__RECORD LIST__.
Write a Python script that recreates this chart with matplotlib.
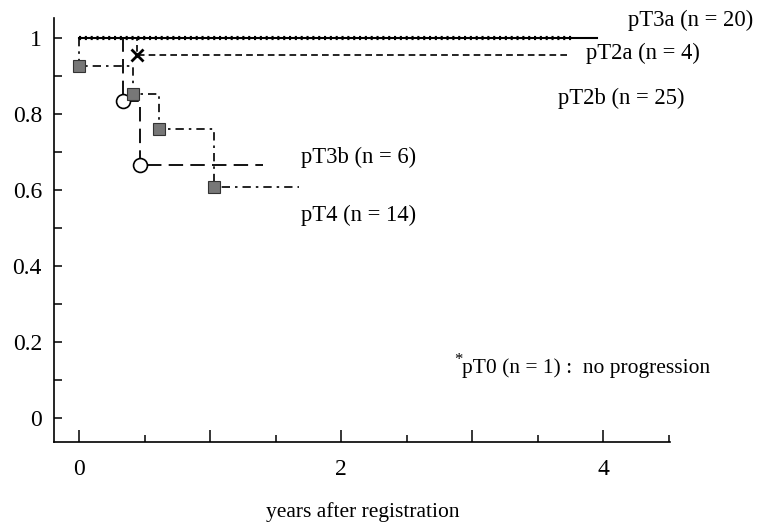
import matplotlib
matplotlib.use("Agg")
import matplotlib.pyplot as plt

plt.rcParams['font.family'] = ['Liberation Serif', 'DejaVu Serif']

# Kaplan-Meier step data (years, progression-free rate)
pT3a_t = [0, 3.95]
pT3a_s = [1.0, 1.0]

pT2b_t = [0, 3.76]
pT2b_s = [1.0, 1.0]

pT2a_t = [0, 0.44, 3.74]
pT2a_s = [1.0, 0.955, 0.955]
pT2a_ev_t = [0.44]
pT2a_ev_s = [0.955]

pT3b_t = [0, 0.33, 0.46, 1.40]
pT3b_s = [1.0, 0.833, 0.667, 0.667]
pT3b_ev_t = [0.33, 0.46]
pT3b_ev_s = [0.833, 0.667]

pT4_t = [0, 0, 0.41, 0.61, 1.03, 1.68]
pT4_s = [1.0, 0.926, 0.853, 0.76, 0.607, 0.607]
pT4_ev_t = [0, 0.41, 0.61, 1.03]
pT4_ev_s = [0.926, 0.853, 0.76, 0.607]

labels = ['pT3a (n = 20)', 'pT2a (n = 4)', 'pT2b (n = 25)', 'pT3b (n = 6)', 'pT4 (n = 14)']
label_x = [4.19, 3.87, 3.65, 1.69, 1.69]
label_y = [1.047, 0.96, 0.842, 0.687, 0.534]

fig = plt.figure(figsize=(7.66, 5.25), dpi=100)
ax = fig.add_axes([0.071, 0.158, 0.804, 0.808])

ax.step(pT3a_t, pT3a_s, where='post', color='black', lw=1.5)
ax.step(pT2b_t, pT2b_s, where='post', color='black', lw=3, ls=(0, (0.5, 0.9)))

ax.step(pT2a_t, pT2a_s, where='post', color='black', lw=1.2, ls=(0, (4, 2.5)))
ax.plot(pT2a_ev_t, pT2a_ev_s, 'x', color='black', ms=8, mew=2)

ax.step(pT3b_t, pT3b_s, where='post', color='black', lw=1.3, ls=(0, (8, 4)))
ax.plot(pT3b_ev_t, pT3b_ev_s, 'o', mfc='white', mec='black', ms=10, mew=1.2)

ax.step(pT4_t, pT4_s, where='post', color='black', lw=1.2, ls=(0, (5, 3, 1.5, 3)))
ax.plot(pT4_ev_t, pT4_ev_s, 's', mfc='#777777', mec='#333333', ms=8, mew=0.8)

for lab, lx, ly in zip(labels, label_x, label_y):
    ax.text(lx, ly, lab, fontsize=16.3, va='center', ha='left')

ax.text(2.86, 0.152, '*', fontsize=12, va='center', ha='left')
ax.text(2.92, 0.132, 'pT0 (n = 1) :  no progression', fontsize=15.5, va='center', ha='left')

ax.set_xlim(-0.19, 4.51)
ax.set_ylim(-0.063, 1.053)

ax.set_xticks([0, 1, 2, 3, 4])
ax.set_xticklabels(['0', '', '2', '', '4'])
ax.set_xticks([0.5, 1.5, 2.5, 3.5, 4.5], minor=True)
ax.set_yticks([0, 0.2, 0.4, 0.6, 0.8, 1.0])
ax.set_yticklabels(['0', '0.2', '0.4', '0.6', '0.8', '1'])
ax.set_yticks([0.1, 0.3, 0.5, 0.7, 0.9], minor=True)

ax.tick_params(axis='x', which='major', direction='in', length=9, width=1.1, pad=12, labelsize=17)
ax.tick_params(axis='x', which='minor', direction='in', length=5, width=1.1)
ax.tick_params(axis='y', which='both', direction='in', length=6, width=1.1, pad=9, labelsize=17)

for s in ['top', 'right']:
    ax.spines[s].set_visible(False)
for s in ['left', 'bottom']:
    ax.spines[s].set_linewidth(1.2)

ax.set_xlabel('years after registration', fontsize=15.5)
ax.xaxis.set_label_coords(0.5, -0.142)
ax.xaxis.label.set_va('top')

fig.savefig('out.png', dpi=100)
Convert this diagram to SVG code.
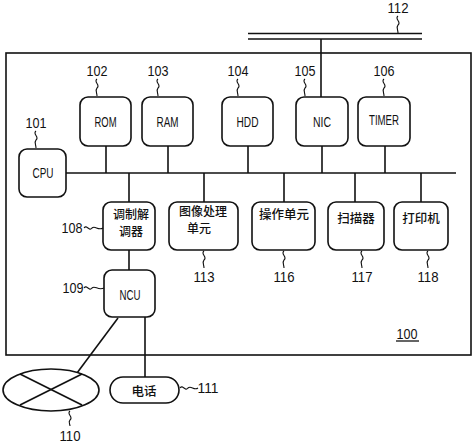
<svg xmlns="http://www.w3.org/2000/svg" width="474" height="443" viewBox="0 0 474 443">
<style>
.box{fill:#fff;stroke:#111;stroke-width:1.6}
.ln{fill:none;stroke:#111;stroke-width:1.6}
.sq{fill:none;stroke:#111;stroke-width:1.1}
.num{font-family:"Liberation Sans",Arial,sans-serif;font-size:15px;fill:#111;text-anchor:middle}
.lat{font-family:"Liberation Sans",Arial,sans-serif;font-size:14px;fill:#111;text-anchor:middle}
.cjk{font-family:"Noto Sans CJK SC","Liberation Sans",sans-serif;font-size:12.5px;font-weight:500;fill:#111;text-anchor:middle}
.cjk2{font-family:"Noto Sans CJK SC","Liberation Sans",sans-serif;font-size:12px;font-weight:500;fill:#111;text-anchor:middle}
</style>
<rect x="0" y="0" width="474" height="443" fill="#fff"/>
<g id="device-100">
<rect x="6" y="53" width="465" height="302" fill="none" stroke="#111" stroke-width="1.6"/>
<text class="num" x="407" y="339" textLength="21" lengthAdjust="spacingAndGlyphs">100</text>
<line x1="396" y1="341" x2="419" y2="341" stroke="#111" stroke-width="1.3"/>
</g>
<g id="connectors">
<line class="ln" x1="248" y1="33.5" x2="422" y2="33.5"/>
<line class="ln" x1="248" y1="39" x2="422" y2="39"/>
<line class="ln" x1="321" y1="39" x2="321" y2="97"/>
<line class="ln" x1="66" y1="173" x2="456" y2="173"/>
<line class="ln" x1="106" y1="146" x2="106" y2="173"/>
<line class="ln" x1="168" y1="146" x2="168" y2="173"/>
<line class="ln" x1="248" y1="146" x2="248" y2="173"/>
<line class="ln" x1="322" y1="146" x2="322" y2="173"/>
<line class="ln" x1="385" y1="146" x2="385" y2="173"/>
<line class="ln" x1="129" y1="173" x2="129" y2="202"/>
<line class="ln" x1="204" y1="173" x2="204" y2="202"/>
<line class="ln" x1="284" y1="173" x2="284" y2="202"/>
<line class="ln" x1="355" y1="173" x2="355" y2="202"/>
<line class="ln" x1="421" y1="173" x2="421" y2="202"/>
<line class="ln" x1="129" y1="250" x2="129" y2="270"/>
<line class="ln" x1="118" y1="318" x2="77" y2="373"/>
<line class="ln" x1="145" y1="317" x2="145" y2="377"/>
</g>
<g id="net-112">
<path class="sq" d="M398,16 c-4,3 4,6 0,9 c-2,2 0,5 0,8"/>
<text class="num" x="398" y="13" textLength="21" lengthAdjust="spacingAndGlyphs">112</text>
</g>
<g id="cpu-101">
<rect class="box" x="19" y="149" width="47" height="48" rx="8"/>
<text class="lat" x="43" y="178" textLength="21" lengthAdjust="spacingAndGlyphs">CPU</text>
<path class="sq" d="M36,131 c-4,3 4,6 0,9 c-2,2 0,5 0,8"/>
<text class="num" x="36" y="128" textLength="21" lengthAdjust="spacingAndGlyphs">101</text>
</g>
<g id="rom-102">
<rect class="box" x="80" y="97" width="51" height="49" rx="8"/>
<text class="lat" x="105.5" y="127" textLength="22" lengthAdjust="spacingAndGlyphs">ROM</text>
<path class="sq" d="M97,79 c-4,3 4,6 0,9 c-2,2 0,5 0,8"/>
<text class="num" x="97" y="76" textLength="21" lengthAdjust="spacingAndGlyphs">102</text>
</g>
<g id="ram-103">
<rect class="box" x="142" y="97" width="51" height="49" rx="8"/>
<text class="lat" x="167.5" y="127" textLength="22" lengthAdjust="spacingAndGlyphs">RAM</text>
<path class="sq" d="M158,79 c-4,3 4,6 0,9 c-2,2 0,5 0,8"/>
<text class="num" x="158" y="76" textLength="21" lengthAdjust="spacingAndGlyphs">103</text>
</g>
<g id="hdd-104">
<rect class="box" x="222" y="97" width="51" height="49" rx="8"/>
<text class="lat" x="247.5" y="127" textLength="22" lengthAdjust="spacingAndGlyphs">HDD</text>
<path class="sq" d="M238,79 c-4,3 4,6 0,9 c-2,2 0,5 0,8"/>
<text class="num" x="238" y="76" textLength="21" lengthAdjust="spacingAndGlyphs">104</text>
</g>
<g id="nic-105">
<rect class="box" x="296" y="97" width="52" height="49" rx="8"/>
<text class="lat" x="322" y="127" textLength="18" lengthAdjust="spacingAndGlyphs">NIC</text>
<path class="sq" d="M305,79 c-4,3 4,6 0,9 c-2,2 0,5 0,8"/>
<text class="num" x="305" y="76" textLength="21" lengthAdjust="spacingAndGlyphs">105</text>
</g>
<g id="timer-106">
<rect class="box" x="358" y="97" width="52" height="49" rx="8"/>
<text class="lat" x="384" y="125" textLength="30" lengthAdjust="spacingAndGlyphs">TIMER</text>
<path class="sq" d="M384,79 c-4,3 4,6 0,9 c-2,2 0,5 0,8"/>
<text class="num" x="384" y="76" textLength="21" lengthAdjust="spacingAndGlyphs">106</text>
</g>
<g id="modem-108">
<rect class="box" x="103" y="202" width="52" height="48" rx="8"/>
<text class="cjk2" x="131" y="219">调制解</text>
<text class="cjk2" x="131" y="236">调器</text>
<path class="sq" d="M84,228 c3,-4 5,4 8,0 c3,-3 6,3 11,0"/>
<text class="num" x="72" y="233" textLength="21" lengthAdjust="spacingAndGlyphs">108</text>
</g>
<g id="image-113">
<rect class="box" x="169" y="202" width="69" height="48" rx="8"/>
<text class="cjk2" x="203" y="216">图像处理</text>
<text class="cjk2" x="199" y="233">单元</text>
<path class="sq" d="M204,251 c-4,3 4,6 0,9 c-2,2 0,5 0,8"/>
<text class="num" x="204" y="282" textLength="21" lengthAdjust="spacingAndGlyphs">113</text>
</g>
<g id="op-116">
<rect class="box" x="252" y="202" width="63" height="48" rx="8"/>
<text class="cjk" x="284" y="219">操作单元</text>
<path class="sq" d="M284,251 c-4,3 4,6 0,9 c-2,2 0,5 0,8"/>
<text class="num" x="284" y="282" textLength="21" lengthAdjust="spacingAndGlyphs">116</text>
</g>
<g id="scan-117">
<rect class="box" x="328" y="202" width="56" height="48" rx="8"/>
<text class="cjk" x="356" y="223">扫描器</text>
<path class="sq" d="M362,251 c-4,3 4,6 0,9 c-2,2 0,5 0,8"/>
<text class="num" x="362" y="282" textLength="21" lengthAdjust="spacingAndGlyphs">117</text>
</g>
<g id="print-118">
<rect class="box" x="394" y="202" width="54" height="48" rx="8"/>
<text class="cjk" x="421" y="223">打印机</text>
<path class="sq" d="M428,251 c-4,3 4,6 0,9 c-2,2 0,5 0,8"/>
<text class="num" x="428" y="282" textLength="21" lengthAdjust="spacingAndGlyphs">118</text>
</g>
<g id="ncu-109">
<rect class="box" x="104" y="270" width="51" height="47" rx="8"/>
<text class="lat" x="130" y="300" textLength="21" lengthAdjust="spacingAndGlyphs">NCU</text>
<path class="sq" d="M84,288 c3,-4 5,4 8,0 c3,-3 6,3 12,0"/>
<text class="num" x="73" y="293" textLength="21" lengthAdjust="spacingAndGlyphs">109</text>
</g>
<g id="network-110">
<ellipse cx="51" cy="390" rx="48" ry="21" fill="#fff" stroke="#111" stroke-width="1.6"/>
<line class="ln" x1="20" y1="374" x2="82" y2="405"/>
<line class="ln" x1="20" y1="405" x2="82" y2="374"/>
<path class="sq" d="M70,411 c-4,3 4,6 0,9 c-2,2 0,4 0,6"/>
<text class="num" x="70" y="441" textLength="21" lengthAdjust="spacingAndGlyphs">110</text>
</g>
<g id="phone-111">
<rect class="box" x="110" y="377" width="69" height="26" rx="13"/>
<text class="cjk" x="144" y="396">电话</text>
<path class="sq" d="M180,388 c3,-4 5,4 8,0 c3,-3 6,3 10,0"/>
<text class="num" x="208" y="393" textLength="21" lengthAdjust="spacingAndGlyphs">111</text>
</g>
</svg>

__WHAT YOU ARE ASKED TO DO__.
From the records above, pull out every line containing the word "matplotlib".

__FINAL RESULT__.
Write a Python script that recreates this chart with matplotlib.
import matplotlib
matplotlib.use("Agg")
import matplotlib.pyplot as plt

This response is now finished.